Saturday, November 18, 2006

Rove Astray

Well, as Kim Beazley has opined recently, a political leader has no friends of good or bad odour - but, it should be added, he has a veritable multitude of mates of various manifestations, both great and little, 'mate' being a valuable verbal device in the great Australian vernacular to cover for the regrettably inevitable lapses in memory - specifically with regard to personal nomenclature - to which we are all prey from time to time, especially those of us who perennially pirouette on the pinnacle of public life and for whom the passing parade of colourful personages becomes oft little more than a kaleidoscopic blur. The occasion that has summoned forth these philosophical-cum-psychological observations is, of course, KB's misplaced conveyance of Australian sympathy to Karl Rove - known in popular parlance as 'Bush's Brain' - over the loss of the Iraq War, rather than sympathy to Rove McManus, not to be confused with Susie Annus, or the annus horribilis that Labor seems to be painfully passing through at this moment...

Needless to say, all manner of carping critics have seized on this misspeaking to once again lambast our embattled leader, linking this present incident to the previous instance in which Beazley was confused as to the name of model Michelle Leslie who was then, like the unfortunate Chappelli, entangled in the clutches of the Indonesian justice system (though it should be acknowledged in his defence that 'Michelle Lee' was how this hapless individual was first introduced to the readership of the Sydney Morning Herald) and taking this opportunity to cast aspersions on his leadership credentials and mental capacity to the extent of asserting that he is suffering from Chateaubriand, Member for Brand, or whatever the alleged syndrome is called.
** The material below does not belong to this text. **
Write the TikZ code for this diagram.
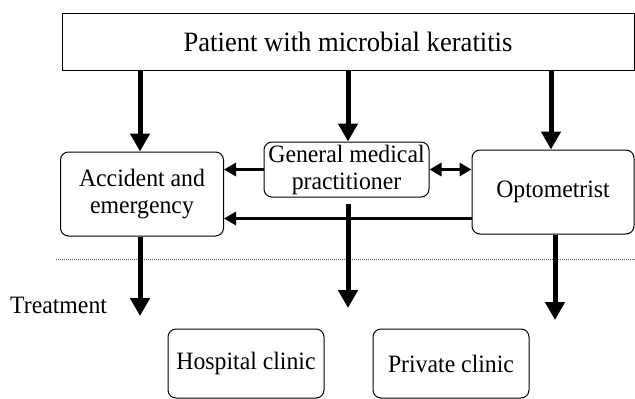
\documentclass[tikz,border=0pt]{standalone}
\usepackage{fontspec}
\setmainfont[FakeStretch=0.95]{Liberation Serif}
\usetikzlibrary{arrows.meta,positioning}

\begin{document}
\begin{tikzpicture}[x=1pt, y=-1pt,
      texto/.style={font=\fontsize{25}{27}\selectfont},
      caja/.style={rectangle, rounded corners=8pt, draw, line width=1pt,
                   align=center, inner sep=0pt, texto},
      titulo/.style={rectangle, draw, line width=1pt, inner sep=0pt,
                     font=\fontsize{28}{30}\selectfont},
      flecha/.style={-{Triangle[length=18pt,width=19pt]}, line width=5pt},
      flechita/.style={-{Triangle[length=12pt,width=13pt]}, line width=3pt},
      doble/.style={{Triangle[length=12pt,width=13pt]}-{Triangle[length=12pt,width=13pt]}, line width=3pt}]

    \useasboundingbox (0,0) rectangle (635,399);

    \node[titulo, minimum width=572pt, minimum height=57pt] (pac) at (348,41.5) {Patient with microbial keratitis};
    \node[caja, minimum width=163pt, minimum height=84pt] (ae) at (142,194) {Accident and\\emergency};
    \node[caja, minimum width=165pt, minimum height=55pt] (gmp) at (346.5,169.5) {General medical\\practitioner};
    \node[caja, minimum width=162pt, minimum height=84pt] (opt) at (553,192) {Optometrist};
    \node[caja, minimum width=156pt, minimum height=69pt] (hosp) at (246,363.5) {Hospital clinic};
    \node[caja, minimum width=156pt, minimum height=69pt, right=48pt of hosp] (priv) {Private clinic};
    \node[texto, anchor=west, inner sep=0pt] (trat) at (10,305) {Treatment};

    % bajadas hacia el tratamiento
    \coordinate (gsal) at ([yshift=-6pt]gmp.south);
    \coordinate (t1) at (140,316);
    \coordinate (t2) at (348,308);
    \coordinate (t3) at (555,320);
    \coordinate (lin1) at (56,259.5);
    \coordinate (lin2) at (635,259.5);

    \draw[line width=1pt, densely dotted, gray!70!black] (lin1) -- (lin2);

    \draw[flecha] (pac.south -| t1) -- (ae.north -| t1);
    \draw[flecha] (pac.south -| t2) -- (gmp.north -| t2);
    \draw[flecha] (pac.south -| 551,0) -- (opt.north -| 551,0);

    \draw[flechita] (gmp.west) -- (ae.east |- gmp.west);
    \draw[doble] (gmp.east) -- (opt.west |- gmp.east);
    \draw[flechita] ([yshift=16pt]opt.south west) -- ([yshift=16pt]opt.south west -| ae.east);

    \draw[flecha] (ae.south -| t1) -- (t1);
    \draw[flecha] (gsal -| t2) -- (t2);
    \draw[flecha] (opt.south -| t3) -- (t3);
  \end{tikzpicture}
\end{document}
Of course, nothing could be further from the facts of the matter: the truth is that Beazley's mind is a self-contained 'knowledge nation', a labyrinthine library of Umberto-Ecological proportions, a cavernous cathedralline cadastre of complex thought, which no mere mortal can comprehend, such that minor mishaps of synapse and syntax may occur within the majestic tapestry of his subtle cogitations - or, as Sydney's Daily Telegraph would put it, he is a 'noodle brain'.
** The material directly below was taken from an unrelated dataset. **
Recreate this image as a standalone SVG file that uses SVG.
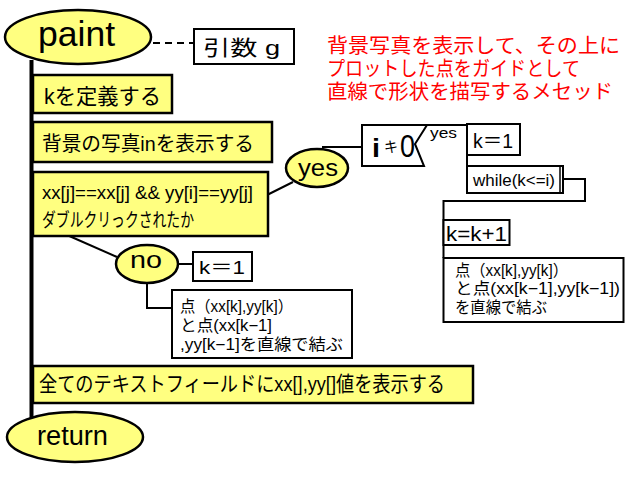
<svg xmlns="http://www.w3.org/2000/svg" width="640" height="480" viewBox="0 0 640 480">
<style>
.y{fill:#ffff80;stroke:#000;stroke-width:2.5}
.w{fill:#fff;stroke:#000;stroke-width:2}
.c{fill:none;stroke:#000;stroke-width:2}
text{font-family:"Liberation Sans","Noto Sans CJK JP",sans-serif;fill:#000}
.r{fill:#ff0000;font-size:20px}
</style>
<rect width="640" height="480" fill="#fff"/>
<g id="connectors">
<line x1="31.5" y1="60" x2="31.5" y2="420" stroke="#000" stroke-width="4"/>
<line x1="153" y1="43" x2="194" y2="43" class="c" stroke-dasharray="7,5"/>
<line x1="267" y1="195" x2="293" y2="182" class="c"/>
<line x1="322" y1="147" x2="362" y2="147" class="c"/>
<line x1="67" y1="235" x2="117" y2="257" class="c"/>
<line x1="178" y1="264" x2="193" y2="264" class="c"/>
<polyline points="147,283 147,308 172,308" class="c"/>
<line x1="427" y1="125" x2="467" y2="125" class="c"/>
<line x1="467" y1="155" x2="467" y2="166" class="c"/>
<polyline points="563,179 585,179 585,201 443.5,201 443.5,258" class="c"/>
</g>
<g id="paint">
<ellipse cx="78" cy="37" rx="73" ry="27" class="y" stroke-width="3"/>
<text x="38" y="46" font-size="35" textLength="77" lengthAdjust="spacingAndGlyphs">paint</text>
</g>
<g id="arg">
<rect x="194" y="29" width="100" height="35" class="w"/>
<text x="203" y="55" font-size="21" textLength="77" lengthAdjust="spacingAndGlyphs">引数 g</text>
</g>
<g id="title">
<text class="r" x="327" y="53" textLength="293" lengthAdjust="spacingAndGlyphs">背景写真を表示して、その上に</text>
<text class="r" x="327" y="76" textLength="253" lengthAdjust="spacingAndGlyphs">プロットした点をガイドとして</text>
<text class="r" x="327" y="99" textLength="286" lengthAdjust="spacingAndGlyphs">直線で形状を描写するメセッド</text>
</g>
<g id="defk">
<rect x="33" y="75" width="139" height="38" class="y"/>
<text x="44" y="104" font-size="22" textLength="117" lengthAdjust="spacingAndGlyphs">kを定義する</text>
</g>
<g id="bg">
<rect x="33" y="122" width="239" height="40" class="y"/>
<text x="42" y="151" font-size="20" textLength="212" lengthAdjust="spacingAndGlyphs">背景の写真inを表示する</text>
</g>
<g id="cond">
<rect x="33" y="172" width="235" height="64" class="y"/>
<text x="42" y="199" font-size="19" textLength="211" lengthAdjust="spacingAndGlyphs">xx[j]==xx[j] &amp;&amp; yy[i]==yy[j]</text>
<text x="42" y="227" font-size="19" textLength="152" lengthAdjust="spacingAndGlyphs">ダブルクリっクされたか</text>
</g>
<g id="yes">
<ellipse cx="317" cy="168" rx="31" ry="19" class="y" stroke-width="2"/>
<text x="298" y="176" font-size="23" textLength="40" lengthAdjust="spacingAndGlyphs">yes</text>
</g>
<g id="no">
<ellipse cx="147" cy="264" rx="31" ry="19" class="y" stroke-width="2"/>
<text x="130" y="268" font-size="23" textLength="32" lengthAdjust="spacingAndGlyphs">no</text>
</g>
<g id="k1a">
<rect x="193" y="252" width="59" height="29" class="w"/>
<text x="199" y="274" font-size="19" textLength="46" lengthAdjust="spacingAndGlyphs">k＝1</text>
</g>
<g id="linea">
<rect x="172" y="290" width="180" height="68" class="w"/>
<text x="180" y="312" font-size="16" textLength="113" lengthAdjust="spacingAndGlyphs">点（xx[k],yy[k]）</text>
<text x="180" y="331" font-size="16" textLength="92" lengthAdjust="spacingAndGlyphs">と点(xx[k−1]</text>
<text x="180" y="350" font-size="16" textLength="163" lengthAdjust="spacingAndGlyphs">,yy[k−1]を直線で結ぶ</text>
</g>
<g id="cond2">
<polygon points="362,125 427,125 415,144 424,166 362,166" class="w"/>
<text x="372" y="157" font-size="26" font-weight="bold" textLength="8" lengthAdjust="spacingAndGlyphs">i</text>
<text x="384" y="152" font-size="15" textLength="14" lengthAdjust="spacingAndGlyphs">キ</text>
<text x="400" y="157" font-size="32" textLength="15" lengthAdjust="spacingAndGlyphs">0</text>
<text x="430" y="138" font-size="14" textLength="27" lengthAdjust="spacingAndGlyphs">yes</text>
</g>
<g id="k1b">
<rect x="467" y="124" width="53" height="31" class="w"/>
<text x="473" y="148" font-size="20" textLength="40" lengthAdjust="spacingAndGlyphs">k＝1</text>
</g>
<g id="while">
<rect x="467" y="166" width="96" height="27" class="w"/>
<line x1="560" y1="166" x2="560" y2="193" stroke="#000" stroke-width="1.5"/>
<text x="473" y="186" font-size="17" textLength="82" lengthAdjust="spacingAndGlyphs">while(k&lt;=i)</text>
</g>
<g id="inc">
<rect x="443.5" y="220" width="66" height="25" class="w"/>
<text x="446" y="241" font-size="20" textLength="61" lengthAdjust="spacingAndGlyphs">k=k+1</text>
</g>
<g id="lineb">
<rect x="443.5" y="258" width="180" height="64" class="w"/>
<text x="455" y="276" font-size="16" textLength="113" lengthAdjust="spacingAndGlyphs">点（xx[k],yy[k]）</text>
<text x="455" y="294" font-size="16" textLength="165" lengthAdjust="spacingAndGlyphs">と点(xx[k−1],yy[k−1])</text>
<text x="455" y="313" font-size="16" textLength="92" lengthAdjust="spacingAndGlyphs">を直線で結ぶ</text>
</g>
<g id="show">
<rect x="33" y="366" width="440" height="37" class="y"/>
<text x="39" y="391" font-size="21" textLength="406" lengthAdjust="spacingAndGlyphs">全てのテキストフィールドにxx[],yy[]値を表示する</text>
</g>
<g id="return">
<ellipse cx="75" cy="437" rx="68" ry="25" class="y"/>
<text x="37" y="445" font-size="27" textLength="71" lengthAdjust="spacingAndGlyphs">return</text>
</g>
</svg>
Thursday, November 09, 2006

Betrayal!

Well, ladies and gentlemen, yet again we bear witness to a bare-faced backroom backstabbing betrayal by the stockmarket bear-garden bowler-hatted bureaucrats of the Reserve Bank of the hard-working households of this great nation, who honestly and innocently seated round their humble kitchen tables have been trickled down on from a lofty height by the merciless economists of financial correctness in this latest edict of monetary stringency, i.e. a one-quarter-percent rise in official interest rates. But, make no mistake, dear reader, this savage, swingeing blow against the very marrow of Middle Australia has been signed, sealed, and delivered by none other than his Mendacity, the Prime Miniature, John Winston Howard, whose lips may say 'economic management' but whose eyes say 'austerity' - nay, whose intimations of sunshine are but a haunting harbinger of nuclear winter!
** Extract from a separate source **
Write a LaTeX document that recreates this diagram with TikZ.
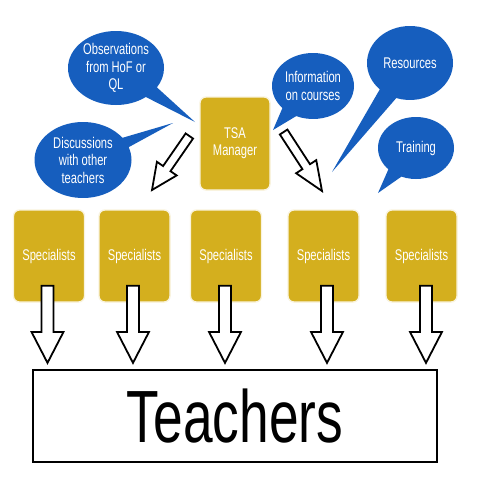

This man's very being is suffused with Orwellian duplicity, whereby even a fall in unemployment is a dread messenger presaging further interest rate astringency. His cultural canker has insidiously corroded the very soul of Australianism, so that our sadly beset land is facing not only the daunting prospect of having to wrestle the sacred Ashes back from the clutches of our bastard fathers, the hated Poms, but also the receding vision of the Melbourne Cup being borne off on the steeds of the denizens of Nippon. Can our country endure the shame!